* [RECORDS PROVIDED]
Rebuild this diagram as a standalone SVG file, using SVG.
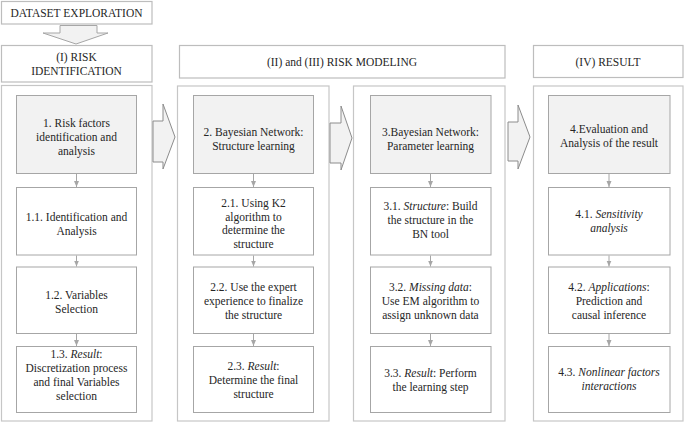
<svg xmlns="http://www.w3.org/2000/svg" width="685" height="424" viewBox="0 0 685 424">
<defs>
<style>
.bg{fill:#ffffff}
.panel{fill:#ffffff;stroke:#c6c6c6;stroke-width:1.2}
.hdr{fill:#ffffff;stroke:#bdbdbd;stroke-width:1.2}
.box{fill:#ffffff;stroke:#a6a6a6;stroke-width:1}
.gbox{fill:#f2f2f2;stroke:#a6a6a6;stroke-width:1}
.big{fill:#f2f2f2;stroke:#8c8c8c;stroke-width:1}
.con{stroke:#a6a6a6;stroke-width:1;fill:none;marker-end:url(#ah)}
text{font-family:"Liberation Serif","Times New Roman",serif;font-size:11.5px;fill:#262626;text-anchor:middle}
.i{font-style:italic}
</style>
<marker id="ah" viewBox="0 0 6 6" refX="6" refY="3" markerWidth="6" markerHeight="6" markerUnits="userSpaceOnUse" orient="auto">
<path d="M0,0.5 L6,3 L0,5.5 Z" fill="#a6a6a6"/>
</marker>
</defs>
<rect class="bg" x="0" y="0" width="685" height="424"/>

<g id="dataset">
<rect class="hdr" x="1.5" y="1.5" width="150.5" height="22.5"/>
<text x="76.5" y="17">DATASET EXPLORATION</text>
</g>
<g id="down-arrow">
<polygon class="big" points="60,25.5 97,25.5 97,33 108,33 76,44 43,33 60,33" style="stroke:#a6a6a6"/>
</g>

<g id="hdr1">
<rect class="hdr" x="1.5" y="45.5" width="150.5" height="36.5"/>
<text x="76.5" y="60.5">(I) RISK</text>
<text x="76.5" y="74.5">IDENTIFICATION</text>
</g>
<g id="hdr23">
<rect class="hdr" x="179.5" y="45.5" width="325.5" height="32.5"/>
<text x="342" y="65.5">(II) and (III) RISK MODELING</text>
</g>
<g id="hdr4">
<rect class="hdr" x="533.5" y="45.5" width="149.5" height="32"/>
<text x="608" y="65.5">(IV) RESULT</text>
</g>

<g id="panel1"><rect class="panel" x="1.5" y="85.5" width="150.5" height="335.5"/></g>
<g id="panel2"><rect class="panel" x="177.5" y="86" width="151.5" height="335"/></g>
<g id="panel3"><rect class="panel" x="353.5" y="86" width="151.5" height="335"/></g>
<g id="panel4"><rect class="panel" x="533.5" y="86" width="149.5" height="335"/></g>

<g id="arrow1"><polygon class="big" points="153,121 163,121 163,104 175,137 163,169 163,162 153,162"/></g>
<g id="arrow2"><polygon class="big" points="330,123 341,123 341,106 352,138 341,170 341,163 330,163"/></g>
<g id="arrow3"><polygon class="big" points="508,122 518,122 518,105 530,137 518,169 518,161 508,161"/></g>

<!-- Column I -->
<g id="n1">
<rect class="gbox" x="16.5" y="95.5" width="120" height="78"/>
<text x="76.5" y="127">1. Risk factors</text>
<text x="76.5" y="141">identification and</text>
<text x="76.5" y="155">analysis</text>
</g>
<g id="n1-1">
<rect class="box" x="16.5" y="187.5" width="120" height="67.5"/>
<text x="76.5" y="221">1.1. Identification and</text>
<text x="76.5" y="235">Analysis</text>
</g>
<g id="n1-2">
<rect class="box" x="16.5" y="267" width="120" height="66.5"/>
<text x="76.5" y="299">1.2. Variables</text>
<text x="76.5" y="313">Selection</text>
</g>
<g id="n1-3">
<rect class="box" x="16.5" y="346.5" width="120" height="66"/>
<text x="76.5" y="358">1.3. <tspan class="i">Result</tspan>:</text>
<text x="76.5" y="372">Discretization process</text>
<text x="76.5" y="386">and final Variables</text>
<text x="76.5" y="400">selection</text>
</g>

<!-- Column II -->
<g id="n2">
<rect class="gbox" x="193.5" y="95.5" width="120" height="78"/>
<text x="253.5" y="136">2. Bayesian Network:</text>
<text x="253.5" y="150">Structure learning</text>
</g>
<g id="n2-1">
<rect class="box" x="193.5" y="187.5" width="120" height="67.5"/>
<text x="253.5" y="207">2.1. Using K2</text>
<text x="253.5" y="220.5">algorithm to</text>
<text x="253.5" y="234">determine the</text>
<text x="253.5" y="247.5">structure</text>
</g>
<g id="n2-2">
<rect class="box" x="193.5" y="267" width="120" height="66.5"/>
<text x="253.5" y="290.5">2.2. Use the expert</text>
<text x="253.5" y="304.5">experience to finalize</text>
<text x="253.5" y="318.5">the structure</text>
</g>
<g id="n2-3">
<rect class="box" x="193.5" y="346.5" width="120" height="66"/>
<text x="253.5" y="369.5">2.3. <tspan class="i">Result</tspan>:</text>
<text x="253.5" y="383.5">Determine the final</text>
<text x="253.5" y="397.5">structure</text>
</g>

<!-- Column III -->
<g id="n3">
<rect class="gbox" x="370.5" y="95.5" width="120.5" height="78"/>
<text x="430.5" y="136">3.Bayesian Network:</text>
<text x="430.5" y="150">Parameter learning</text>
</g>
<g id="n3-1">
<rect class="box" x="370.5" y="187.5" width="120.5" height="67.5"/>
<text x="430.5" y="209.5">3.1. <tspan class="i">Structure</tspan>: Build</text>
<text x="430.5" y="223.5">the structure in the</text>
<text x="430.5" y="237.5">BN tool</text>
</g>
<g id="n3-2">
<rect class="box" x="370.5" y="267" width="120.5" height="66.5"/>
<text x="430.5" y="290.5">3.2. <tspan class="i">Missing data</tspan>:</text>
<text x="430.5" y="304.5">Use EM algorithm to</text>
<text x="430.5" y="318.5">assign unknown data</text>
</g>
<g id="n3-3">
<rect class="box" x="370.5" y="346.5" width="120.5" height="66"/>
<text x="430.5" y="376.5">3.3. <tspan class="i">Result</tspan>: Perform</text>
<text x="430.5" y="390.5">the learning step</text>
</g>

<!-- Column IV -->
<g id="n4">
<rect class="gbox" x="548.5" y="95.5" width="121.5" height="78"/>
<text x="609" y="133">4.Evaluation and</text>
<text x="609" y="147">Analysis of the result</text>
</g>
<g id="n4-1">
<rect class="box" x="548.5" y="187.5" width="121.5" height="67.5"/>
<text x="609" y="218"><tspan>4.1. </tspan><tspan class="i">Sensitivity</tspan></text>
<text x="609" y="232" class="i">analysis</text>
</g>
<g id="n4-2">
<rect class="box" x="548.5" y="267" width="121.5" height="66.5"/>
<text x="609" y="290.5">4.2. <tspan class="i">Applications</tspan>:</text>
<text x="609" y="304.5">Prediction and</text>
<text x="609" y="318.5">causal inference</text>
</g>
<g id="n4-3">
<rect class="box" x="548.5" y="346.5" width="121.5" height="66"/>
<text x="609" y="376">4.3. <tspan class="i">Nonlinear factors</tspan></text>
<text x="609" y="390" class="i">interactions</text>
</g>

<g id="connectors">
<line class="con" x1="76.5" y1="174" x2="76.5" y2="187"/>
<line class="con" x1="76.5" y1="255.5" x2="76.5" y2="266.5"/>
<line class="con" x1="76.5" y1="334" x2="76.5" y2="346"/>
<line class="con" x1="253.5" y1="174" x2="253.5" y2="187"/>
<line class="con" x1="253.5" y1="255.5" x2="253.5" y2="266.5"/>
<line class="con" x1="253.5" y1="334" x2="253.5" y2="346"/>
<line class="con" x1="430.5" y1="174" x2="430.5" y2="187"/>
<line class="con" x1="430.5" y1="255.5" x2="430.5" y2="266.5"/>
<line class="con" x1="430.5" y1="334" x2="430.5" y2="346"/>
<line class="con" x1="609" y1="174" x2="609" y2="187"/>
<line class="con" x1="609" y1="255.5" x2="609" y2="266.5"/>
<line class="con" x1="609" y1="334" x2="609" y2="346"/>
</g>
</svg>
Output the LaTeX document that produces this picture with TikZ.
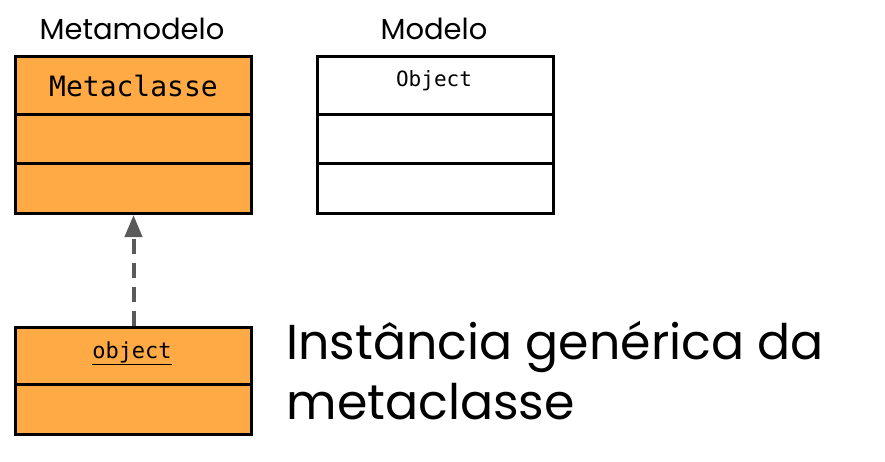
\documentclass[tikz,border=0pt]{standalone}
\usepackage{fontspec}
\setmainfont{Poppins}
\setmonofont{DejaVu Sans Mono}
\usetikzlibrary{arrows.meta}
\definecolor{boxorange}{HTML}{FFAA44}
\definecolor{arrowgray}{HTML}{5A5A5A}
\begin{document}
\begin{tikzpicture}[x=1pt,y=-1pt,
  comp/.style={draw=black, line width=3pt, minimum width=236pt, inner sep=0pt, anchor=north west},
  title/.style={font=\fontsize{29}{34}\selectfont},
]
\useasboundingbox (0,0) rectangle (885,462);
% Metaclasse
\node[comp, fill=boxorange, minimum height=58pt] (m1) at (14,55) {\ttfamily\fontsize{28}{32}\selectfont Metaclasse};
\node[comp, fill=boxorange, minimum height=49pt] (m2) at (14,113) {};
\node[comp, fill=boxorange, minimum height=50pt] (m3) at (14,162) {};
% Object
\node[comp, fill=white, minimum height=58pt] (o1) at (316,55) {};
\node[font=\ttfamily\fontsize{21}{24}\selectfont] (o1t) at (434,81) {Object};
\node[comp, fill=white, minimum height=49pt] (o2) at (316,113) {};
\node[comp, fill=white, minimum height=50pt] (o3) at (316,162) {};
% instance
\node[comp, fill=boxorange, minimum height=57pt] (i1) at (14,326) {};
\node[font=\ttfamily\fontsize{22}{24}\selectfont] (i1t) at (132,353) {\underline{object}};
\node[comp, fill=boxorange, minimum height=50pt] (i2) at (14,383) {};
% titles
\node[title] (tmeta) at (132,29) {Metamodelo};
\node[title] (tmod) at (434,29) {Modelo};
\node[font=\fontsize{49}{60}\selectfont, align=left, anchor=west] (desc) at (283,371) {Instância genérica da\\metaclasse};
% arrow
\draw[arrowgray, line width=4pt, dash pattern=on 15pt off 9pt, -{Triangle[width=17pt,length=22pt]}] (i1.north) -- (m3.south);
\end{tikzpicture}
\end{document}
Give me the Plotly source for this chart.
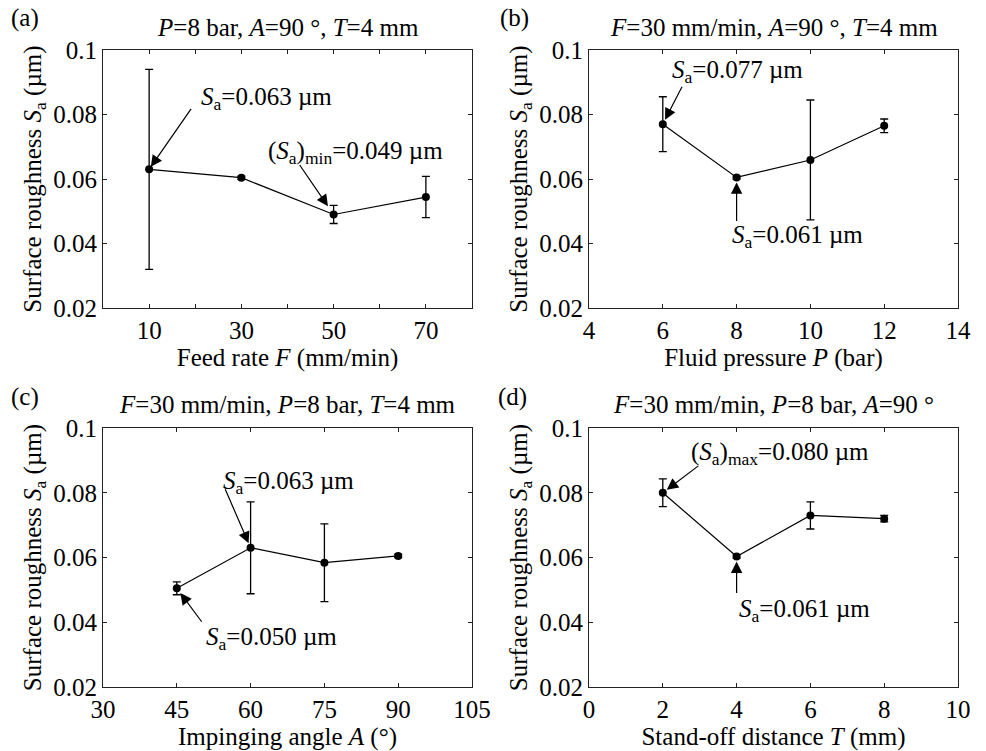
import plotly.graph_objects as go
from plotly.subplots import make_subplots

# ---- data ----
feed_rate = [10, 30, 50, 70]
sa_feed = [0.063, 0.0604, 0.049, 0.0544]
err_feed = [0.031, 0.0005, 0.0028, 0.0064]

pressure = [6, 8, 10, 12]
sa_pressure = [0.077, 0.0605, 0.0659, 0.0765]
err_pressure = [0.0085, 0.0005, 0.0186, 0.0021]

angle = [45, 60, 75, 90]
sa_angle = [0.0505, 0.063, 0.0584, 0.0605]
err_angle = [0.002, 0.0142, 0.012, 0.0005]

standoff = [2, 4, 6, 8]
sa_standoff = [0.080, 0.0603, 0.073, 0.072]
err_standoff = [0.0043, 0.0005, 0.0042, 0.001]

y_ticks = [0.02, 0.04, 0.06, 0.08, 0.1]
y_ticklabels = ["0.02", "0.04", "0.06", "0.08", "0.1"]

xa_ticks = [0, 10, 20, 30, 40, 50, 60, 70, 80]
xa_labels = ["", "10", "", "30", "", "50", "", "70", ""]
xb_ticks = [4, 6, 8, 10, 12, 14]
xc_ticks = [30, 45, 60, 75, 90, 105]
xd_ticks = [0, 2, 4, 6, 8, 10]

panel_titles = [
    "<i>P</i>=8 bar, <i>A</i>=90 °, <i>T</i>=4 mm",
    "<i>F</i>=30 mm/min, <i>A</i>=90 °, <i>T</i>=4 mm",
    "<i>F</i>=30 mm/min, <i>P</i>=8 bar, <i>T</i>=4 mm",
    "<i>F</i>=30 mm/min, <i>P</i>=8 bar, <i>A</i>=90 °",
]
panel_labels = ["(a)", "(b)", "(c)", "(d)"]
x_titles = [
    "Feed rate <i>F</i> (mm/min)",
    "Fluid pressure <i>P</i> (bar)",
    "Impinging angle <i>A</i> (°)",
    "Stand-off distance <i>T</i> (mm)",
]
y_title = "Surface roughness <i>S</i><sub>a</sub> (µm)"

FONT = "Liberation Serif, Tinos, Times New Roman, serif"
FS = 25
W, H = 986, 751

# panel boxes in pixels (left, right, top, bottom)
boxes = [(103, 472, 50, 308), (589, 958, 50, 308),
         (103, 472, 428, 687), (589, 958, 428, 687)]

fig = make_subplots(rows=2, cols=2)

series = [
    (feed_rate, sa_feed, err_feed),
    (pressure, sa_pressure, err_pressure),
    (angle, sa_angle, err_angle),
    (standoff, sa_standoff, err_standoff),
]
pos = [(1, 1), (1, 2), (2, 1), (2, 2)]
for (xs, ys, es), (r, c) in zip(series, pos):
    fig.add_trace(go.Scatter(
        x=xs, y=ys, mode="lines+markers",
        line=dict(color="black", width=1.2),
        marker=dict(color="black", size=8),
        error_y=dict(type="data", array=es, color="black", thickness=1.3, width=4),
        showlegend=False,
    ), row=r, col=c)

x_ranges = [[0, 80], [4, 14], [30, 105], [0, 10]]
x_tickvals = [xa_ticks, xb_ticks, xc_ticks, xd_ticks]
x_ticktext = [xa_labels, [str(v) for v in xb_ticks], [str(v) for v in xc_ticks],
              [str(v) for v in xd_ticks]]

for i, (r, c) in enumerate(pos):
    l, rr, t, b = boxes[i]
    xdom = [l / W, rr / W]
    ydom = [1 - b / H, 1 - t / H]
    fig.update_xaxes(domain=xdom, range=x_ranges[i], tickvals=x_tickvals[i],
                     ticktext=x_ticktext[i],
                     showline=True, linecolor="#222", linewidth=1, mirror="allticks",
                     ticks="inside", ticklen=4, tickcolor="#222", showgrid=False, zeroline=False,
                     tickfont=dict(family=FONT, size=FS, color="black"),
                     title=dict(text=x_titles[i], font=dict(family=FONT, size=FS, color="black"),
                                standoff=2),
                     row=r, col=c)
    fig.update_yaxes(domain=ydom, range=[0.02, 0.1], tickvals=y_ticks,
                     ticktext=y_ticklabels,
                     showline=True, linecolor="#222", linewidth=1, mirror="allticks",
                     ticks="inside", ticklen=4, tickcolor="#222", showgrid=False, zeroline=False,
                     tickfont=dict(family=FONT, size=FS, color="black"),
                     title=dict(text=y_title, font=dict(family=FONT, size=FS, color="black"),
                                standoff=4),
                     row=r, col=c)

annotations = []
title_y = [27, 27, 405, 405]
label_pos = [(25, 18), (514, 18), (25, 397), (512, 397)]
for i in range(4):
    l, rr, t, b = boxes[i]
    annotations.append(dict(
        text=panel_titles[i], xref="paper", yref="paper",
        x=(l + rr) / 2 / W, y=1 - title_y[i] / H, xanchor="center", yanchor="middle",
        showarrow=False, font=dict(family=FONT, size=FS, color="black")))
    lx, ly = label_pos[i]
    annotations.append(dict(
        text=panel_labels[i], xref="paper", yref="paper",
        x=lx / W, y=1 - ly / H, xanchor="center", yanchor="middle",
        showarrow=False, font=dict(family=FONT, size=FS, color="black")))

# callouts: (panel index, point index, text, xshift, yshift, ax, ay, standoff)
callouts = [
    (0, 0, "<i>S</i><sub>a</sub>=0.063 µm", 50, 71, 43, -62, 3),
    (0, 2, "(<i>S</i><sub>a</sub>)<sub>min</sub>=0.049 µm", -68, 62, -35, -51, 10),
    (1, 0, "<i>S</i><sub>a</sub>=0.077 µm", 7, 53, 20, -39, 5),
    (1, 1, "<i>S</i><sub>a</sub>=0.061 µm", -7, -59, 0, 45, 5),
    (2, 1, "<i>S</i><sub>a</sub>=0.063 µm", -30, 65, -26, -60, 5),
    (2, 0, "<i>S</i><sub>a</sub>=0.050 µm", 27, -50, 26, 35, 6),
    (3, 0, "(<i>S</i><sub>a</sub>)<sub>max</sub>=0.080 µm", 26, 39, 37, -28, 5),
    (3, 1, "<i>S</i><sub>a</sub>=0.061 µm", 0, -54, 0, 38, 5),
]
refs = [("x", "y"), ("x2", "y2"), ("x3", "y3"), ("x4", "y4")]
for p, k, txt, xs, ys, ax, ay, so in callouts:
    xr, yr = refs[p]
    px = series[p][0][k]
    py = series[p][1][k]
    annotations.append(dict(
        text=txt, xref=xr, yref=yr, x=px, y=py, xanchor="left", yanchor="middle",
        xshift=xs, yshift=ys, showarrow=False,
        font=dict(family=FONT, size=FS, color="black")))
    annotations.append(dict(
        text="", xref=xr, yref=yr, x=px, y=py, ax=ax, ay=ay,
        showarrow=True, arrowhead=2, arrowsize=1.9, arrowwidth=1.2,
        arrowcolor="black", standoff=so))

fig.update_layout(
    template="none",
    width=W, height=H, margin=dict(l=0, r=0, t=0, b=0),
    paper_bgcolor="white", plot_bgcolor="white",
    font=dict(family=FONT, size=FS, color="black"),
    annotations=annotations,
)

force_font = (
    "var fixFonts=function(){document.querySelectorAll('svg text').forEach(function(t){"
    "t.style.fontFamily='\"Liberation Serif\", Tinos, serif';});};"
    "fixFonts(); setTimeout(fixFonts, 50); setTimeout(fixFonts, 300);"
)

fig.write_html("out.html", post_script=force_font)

* [REQUEST] Look above for the line containing "Output the LaTeX", then write out every line from there down to the line containing "err_standoff = [0.0043, 0.0005, 0.0042, 0.001]", that line included, with no pictures.

* [WRITTEN ANSWER]
Output the LaTeX document that produces this picture with TikZ.
\documentclass[tikz,border=0pt]{standalone}
\usepackage{fontspec}
\setmainfont{Poppins}
\setmonofont{DejaVu Sans Mono}
\usetikzlibrary{arrows.meta}
\definecolor{boxorange}{HTML}{FFAA44}
\definecolor{arrowgray}{HTML}{5A5A5A}
\begin{document}
\begin{tikzpicture}[x=1pt,y=-1pt,
  comp/.style={draw=black, line width=3pt, minimum width=236pt, inner sep=0pt, anchor=north west},
  title/.style={font=\fontsize{29}{34}\selectfont},
]
\useasboundingbox (0,0) rectangle (885,462);
% Metaclasse
\node[comp, fill=boxorange, minimum height=58pt] (m1) at (14,55) {\ttfamily\fontsize{28}{32}\selectfont Metaclasse};
\node[comp, fill=boxorange, minimum height=49pt] (m2) at (14,113) {};
\node[comp, fill=boxorange, minimum height=50pt] (m3) at (14,162) {};
% Object
\node[comp, fill=white, minimum height=58pt] (o1) at (316,55) {};
\node[font=\ttfamily\fontsize{21}{24}\selectfont] (o1t) at (434,81) {Object};
\node[comp, fill=white, minimum height=49pt] (o2) at (316,113) {};
\node[comp, fill=white, minimum height=50pt] (o3) at (316,162) {};
% instance
\node[comp, fill=boxorange, minimum height=57pt] (i1) at (14,326) {};
\node[font=\ttfamily\fontsize{22}{24}\selectfont] (i1t) at (132,353) {\underline{object}};
\node[comp, fill=boxorange, minimum height=50pt] (i2) at (14,383) {};
% titles
\node[title] (tmeta) at (132,29) {Metamodelo};
\node[title] (tmod) at (434,29) {Modelo};
\node[font=\fontsize{49}{60}\selectfont, align=left, anchor=west] (desc) at (283,371) {Instância genérica da\\metaclasse};
% arrow
\draw[arrowgray, line width=4pt, dash pattern=on 15pt off 9pt, -{Triangle[width=17pt,length=22pt]}] (i1.north) -- (m3.south);
\end{tikzpicture}
\end{document}
Give me the Plotly source for this chart.
import plotly.graph_objects as go
from plotly.subplots import make_subplots

# ---- data ----
feed_rate = [10, 30, 50, 70]
sa_feed = [0.063, 0.0604, 0.049, 0.0544]
err_feed = [0.031, 0.0005, 0.0028, 0.0064]

pressure = [6, 8, 10, 12]
sa_pressure = [0.077, 0.0605, 0.0659, 0.0765]
err_pressure = [0.0085, 0.0005, 0.0186, 0.0021]

angle = [45, 60, 75, 90]
sa_angle = [0.0505, 0.063, 0.0584, 0.0605]
err_angle = [0.002, 0.0142, 0.012, 0.0005]

standoff = [2, 4, 6, 8]
sa_standoff = [0.080, 0.0603, 0.073, 0.072]
err_standoff = [0.0043, 0.0005, 0.0042, 0.001]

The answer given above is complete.